Thursday, March 29, 2007

My DW success story

Data warehousing does have an influence on the society.

This one I noted in Finland after having created a DW for the Central Union of Agricultural Producers and Forest Owners (in Finnish MTK). See the chart below (FYI, texts are in Finnish).



In 2005, timber price (fir, pine) was less than 48 €/m3. After reports and charts (such as the one above) were published on the web in the end of 2005, log prices have risen more than 20% soon breaking up 60 €/m3.
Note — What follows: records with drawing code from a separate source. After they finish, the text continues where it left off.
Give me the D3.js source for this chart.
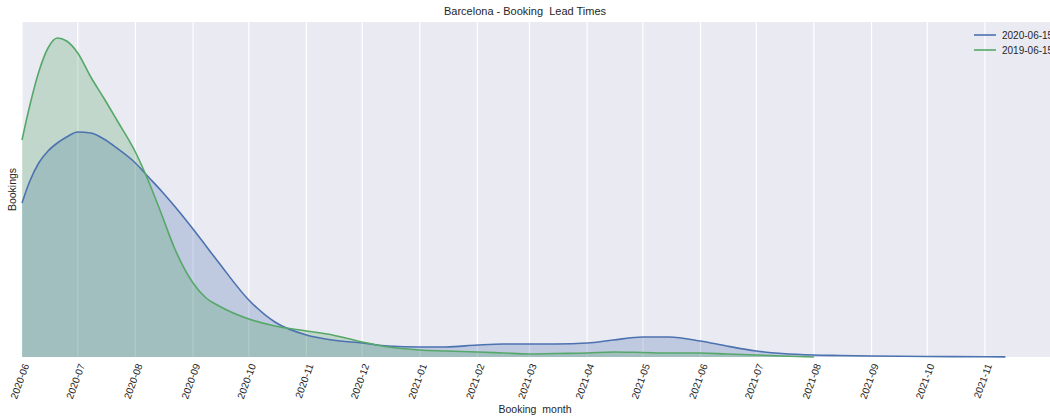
<!DOCTYPE html>
<html>
<head>
<meta charset="utf-8">
<script src="https://cdn.jsdelivr.net/npm/d3@7"></script>
<style>
  html, body { margin: 0; padding: 0; background: #fff; overflow: hidden; }
  #chart { width: 1050px; height: 417px; }
  text { font-family: "Liberation Sans", Arial, sans-serif; fill: #262626; }
</style>
</head>
<body>
<div id="chart"></div>
<script>
'use strict';

const TITLE = 'Barcelona - Booking  Lead Times';
const X_LABEL = 'Booking  month';
const Y_LABEL = 'Bookings';
const SERIES_NAMES = ['2020-06-15', '2019-06-15'];
const COLORS = ['#4C72B0', '#55A868'];
const X_DOMAIN = ['2020-06-01', '2021-12-06'];
const Y_MAX = 670;

const dates = [
  '2020-06-01', '2020-06-05', '2020-06-10', '2020-06-15', '2020-06-20', '2020-06-25',
  '2020-07-01', '2020-07-08', '2020-07-15', '2020-07-22',
  '2020-08-01', '2020-08-08', '2020-08-15', '2020-08-22',
  '2020-09-01', '2020-09-08', '2020-09-15',
  '2020-10-01', '2020-10-15', '2020-11-01', '2020-11-15', '2020-12-01', '2020-12-15',
  '2021-01-01', '2021-01-15', '2021-02-01', '2021-02-15', '2021-03-01', '2021-03-15',
  '2021-04-01', '2021-04-15', '2021-05-01', '2021-05-15', '2021-06-01', '2021-06-15',
  '2021-07-01', '2021-07-15', '2021-08-01', '2021-08-15', '2021-09-01', '2021-10-01',
  '2021-11-01', '2021-11-12'
];

// bookings, 2020 search date
const bookings2020 = [
  308, 350, 388, 412, 428, 440,
  450, 448, 436, 418,
  388, 360, 332, 302,
  256, 222, 188,
  114, 70, 44, 34, 28, 22,
  20, 20, 24, 26, 26, 26,
  28, 34, 40, 40, 32, 22,
  12, 7, 4, 3, 2, 1,
  0.5, 0.3
];

// bookings, 2019 search date (ends 2021-08-01)
const bookings2019 = [
  434, 500, 570, 618, 638, 632,
  608, 560, 518, 474,
  410, 352, 286, 218,
  148, 118, 102,
  76, 62, 52, 44, 30, 20,
  14, 12, 10, 8, 6, 7,
  8, 10, 9, 8, 8, 6,
  4, 2, 0
];

const parse = d3.timeParse('%Y-%m-%d');
const series = [bookings2020, bookings2019].map((vals, i) => ({
  name: SERIES_NAMES[i],
  color: COLORS[i],
  values: vals.map((v, j) => ({ date: parse(dates[j]), value: v }))
}));

const W = 1050, H = 417;
const MARGIN = { top: 22, right: 0, bottom: 60, left: 22 };
const w = W - MARGIN.left - MARGIN.right;
const h = H - MARGIN.top - MARGIN.bottom;

const svg = d3.select('#chart').append('svg')
  .attr('width', W).attr('height', H);

const x = d3.scaleTime()
  .domain(X_DOMAIN.map(parse))
  .range([0, w]);

const y = d3.scaleLinear()
  .domain([0, Y_MAX])
  .range([h, 0]);

const g = svg.append('g')
  .attr('transform', `translate(${MARGIN.left},${MARGIN.top})`);

// Background
g.append('rect')
  .attr('width', w).attr('height', h)
  .attr('fill', '#EAEAF2');

// Vertical grid
const months = d3.timeMonth.range(parse('2020-06-01'), parse('2021-11-02'));
g.append('g')
  .selectAll('line')
  .data(months)
  .join('line')
  .attr('x1', d => x(d)).attr('x2', d => x(d))
  .attr('y1', 0).attr('y2', h)
  .attr('stroke', '#fff')
  .attr('stroke-width', 1.2);

const area = d3.area()
  .x(d => x(d.date))
  .y0(h)
  .y1(d => y(d.value))
  .curve(d3.curveMonotoneX);

const line = d3.line()
  .x(d => x(d.date))
  .y(d => y(d.value))
  .curve(d3.curveMonotoneX);

series.forEach(s => {
  g.append('path')
    .datum(s.values)
    .attr('fill', s.color)
    .attr('fill-opacity', 0.27)
    .attr('d', area);
});

series.forEach(s => {
  g.append('path')
    .datum(s.values)
    .attr('fill', 'none')
    .attr('stroke', s.color)
    .attr('stroke-width', 1.6)
    .attr('d', line);
});

// X tick labels
const fmt = d3.timeFormat('%Y-%m');
g.append('g')
  .selectAll('text')
  .data(months)
  .join('text')
  .attr('transform', d => `translate(${x(d) + 4},${h + 7}) rotate(-70)`)
  .attr('text-anchor', 'end')
  .attr('dy', '0.35em')
  .attr('font-size', '10px')
  .text(d => fmt(d));

// Title and axis labels
svg.append('text')
  .attr('x', MARGIN.left + 503).attr('y', 15)
  .attr('text-anchor', 'middle')
  .attr('font-size', '11px')
  .style('white-space', 'pre')
  .text(TITLE);

svg.append('text')
  .attr('x', 535).attr('y', 413)
  .attr('text-anchor', 'middle')
  .attr('font-size', '10.5px')
  .style('white-space', 'pre')
  .text(X_LABEL);

svg.append('text')
  .attr('transform', `translate(16,${MARGIN.top + h / 2}) rotate(-90)`)
  .attr('text-anchor', 'middle')
  .attr('font-size', '10.5px')
  .text(Y_LABEL);

// Legend
const legend = svg.append('g')
  .attr('transform', 'translate(974,35)');
series.forEach((s, i) => {
  const row = legend.append('g').attr('transform', `translate(0,${i * 15})`);
  row.append('line')
    .attr('x1', 0).attr('x2', 22)
    .attr('stroke', s.color).attr('stroke-width', 1.6);
  row.append('text')
    .attr('x', 28).attr('dy', '0.35em')
    .attr('font-size', '10px')
    .text(s.name);
});
</script>
</body>
</html>
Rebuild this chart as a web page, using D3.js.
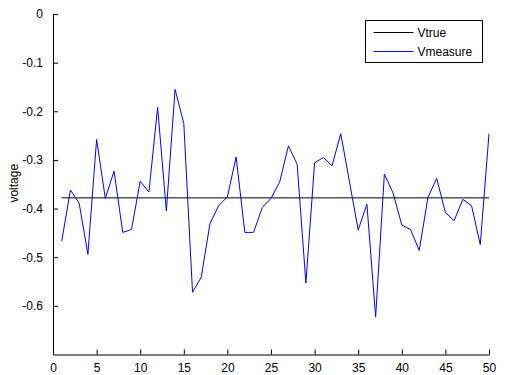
<!DOCTYPE html>
<html>
<head>
<meta charset="utf-8">
<script src="https://cdn.jsdelivr.net/npm/d3@7"></script>
<style>
  body { margin: 0; background: #fff; }
  svg text { font-family: "Liberation Sans", Arial, sans-serif; font-size: 12px; }
</style>
</head>
<body>
<div class="chart"></div>
<script>
// samples 1..50
var xs = d3.range(1, 51);
var vmeasure = [
  -0.467, -0.362, -0.389, -0.494, -0.258, -0.379, -0.323, -0.449, -0.443, -0.344,
  -0.366, -0.192, -0.405, -0.155, -0.225, -0.572, -0.541, -0.431, -0.394, -0.376,
  -0.294, -0.449, -0.449, -0.398, -0.379, -0.345, -0.271, -0.309, -0.553, -0.306,
  -0.295, -0.312, -0.246, -0.345, -0.444, -0.391, -0.623, -0.329, -0.368, -0.434,
  -0.443, -0.486, -0.377, -0.338, -0.408, -0.425, -0.381, -0.394, -0.474, -0.246
];
var vtrue = -0.378;
var xTicks = d3.range(0, 51, 5);
var yTicks = [0, -0.1, -0.2, -0.3, -0.4, -0.5, -0.6];
var legendLabels = ["Vtrue", "Vmeasure"];
var colors = ["#000000", "#0000ff"];

const width = 522, height = 375;
const margin = ({ top: 14, right: 33, bottom: 20, left: 53 });

var svg = d3.select(".chart").append("svg")
    .attr("width", width)
    .attr("height", height);

var x = d3.scaleLinear().domain([0, 50]).range([margin.left, width - margin.right]);
var y = d3.scaleLinear().domain([-0.7, 0]).range([height - margin.bottom - 0.5, margin.top]);

// axes (ticks point inward, MATLAB style)
var xAxis = svg.append("g")
    .attr("transform", `translate(0, ${y(-0.7)})`)
    .call(d3.axisBottom(x).tickValues(xTicks).tickSizeInner(-5).tickSizeOuter(0).tickPadding(9)
      .tickFormat(d3.format("d")));
var yAxis = svg.append("g")
    .attr("transform", `translate(${x(0)}, 0)`)
    .call(d3.axisLeft(y).tickValues(yTicks).tickSizeInner(-5).tickSizeOuter(0).tickPadding(10)
      .tickFormat(d => d === 0 ? "0" : d3.format(".1f")(d).replace("−", "-")));
[xAxis, yAxis].forEach(g => {
  g.selectAll("path, line").attr("stroke", "#000");
  g.selectAll("text").attr("fill", "#000").style("font-size", "12px");
});

svg.append("text")
    .attr("transform", `translate(18, ${(y(0) + y(-0.7)) / 2 - 1}) rotate(-90)`)
    .attr("text-anchor", "middle")
    .style("font-size", "12px")
    .text("voltage");

// Vtrue
svg.append("line")
    .attr("x1", x(1)).attr("x2", x(50))
    .attr("y1", y(vtrue)).attr("y2", y(vtrue))
    .attr("stroke", colors[0]);

// Vmeasure
var line = d3.line().x((d, i) => x(xs[i])).y(d => y(d));
svg.append("path")
    .datum(vmeasure)
    .attr("d", line)
    .attr("fill", "none")
    .attr("stroke", colors[1]);

// legend
var lg = svg.append("g").attr("transform", "translate(365.5, 20.5)");
lg.append("rect").attr("width", 117).attr("height", 42)
    .attr("fill", "#fff").attr("stroke", "#000");
legendLabels.forEach((name, i) => {
  var ly = 12 + i * 19;
  lg.append("line").attr("x1", 8).attr("x2", 48).attr("y1", ly).attr("y2", ly)
      .attr("stroke", colors[i]);
  lg.append("text").attr("x", 52).attr("y", ly + 4).style("font-size", "12px").text(name);
});
</script>
</body>
</html>
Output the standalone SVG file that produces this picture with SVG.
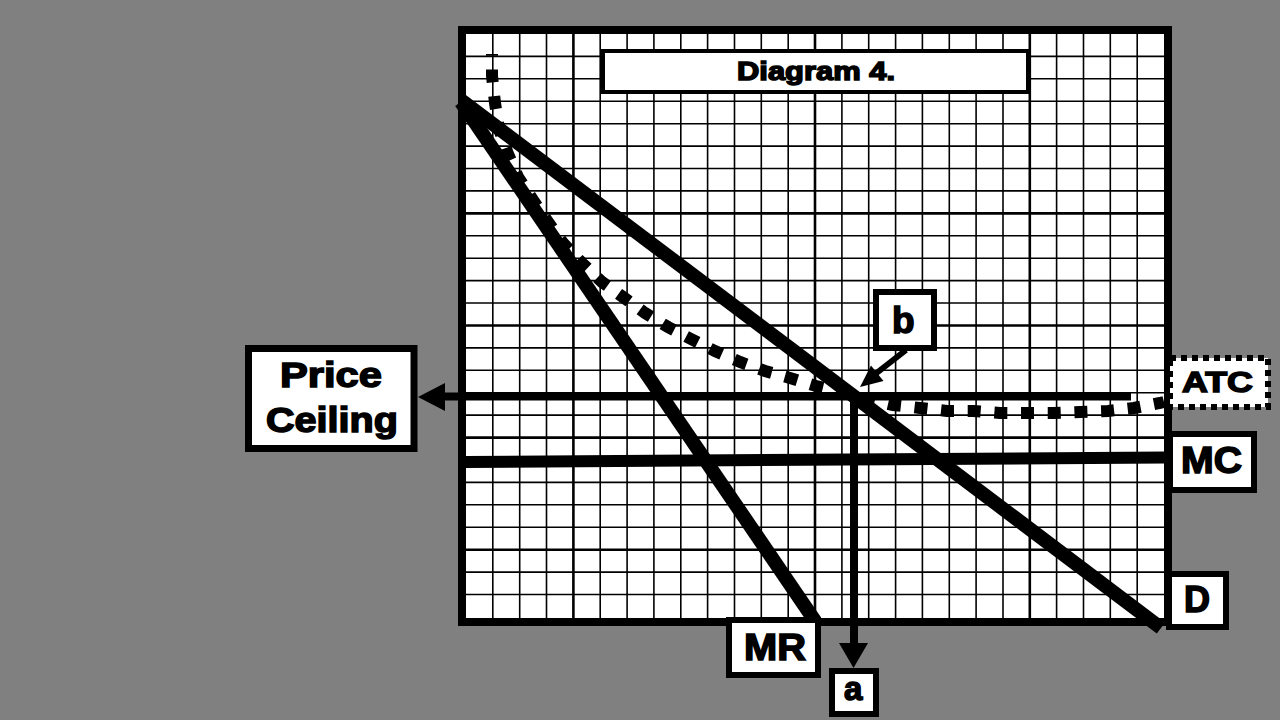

What happened? Before the system was published 300,000 (three hundred thousand) Finnish forest owners were in bad market situation against three giant pulp mill companies that buy most of timber. By voluntarily sharing price information the forest owners as well as their local associations became more aware about the market. (There was also other factors increasing log price such as a change in forest taxation, but that's another story.)

Technically, the data is extracted from the databases of 150 timber associations around the country (each association decides how often). If a forest owner uses the local association to sell timber (40% of cases), the data is later on loaded into a central database (we use our own ETL tool JobRunner for that). Finally, the Voyant OLAP tool made it possible to publish the information clearly on MTK's website.

By the way, the three pulp mill companies are now in court accused of controlling log prices against antitrust laws (more information here). Will there emerge a new timber purchasing cartel in Finland some day? Because of the DW, I doubt.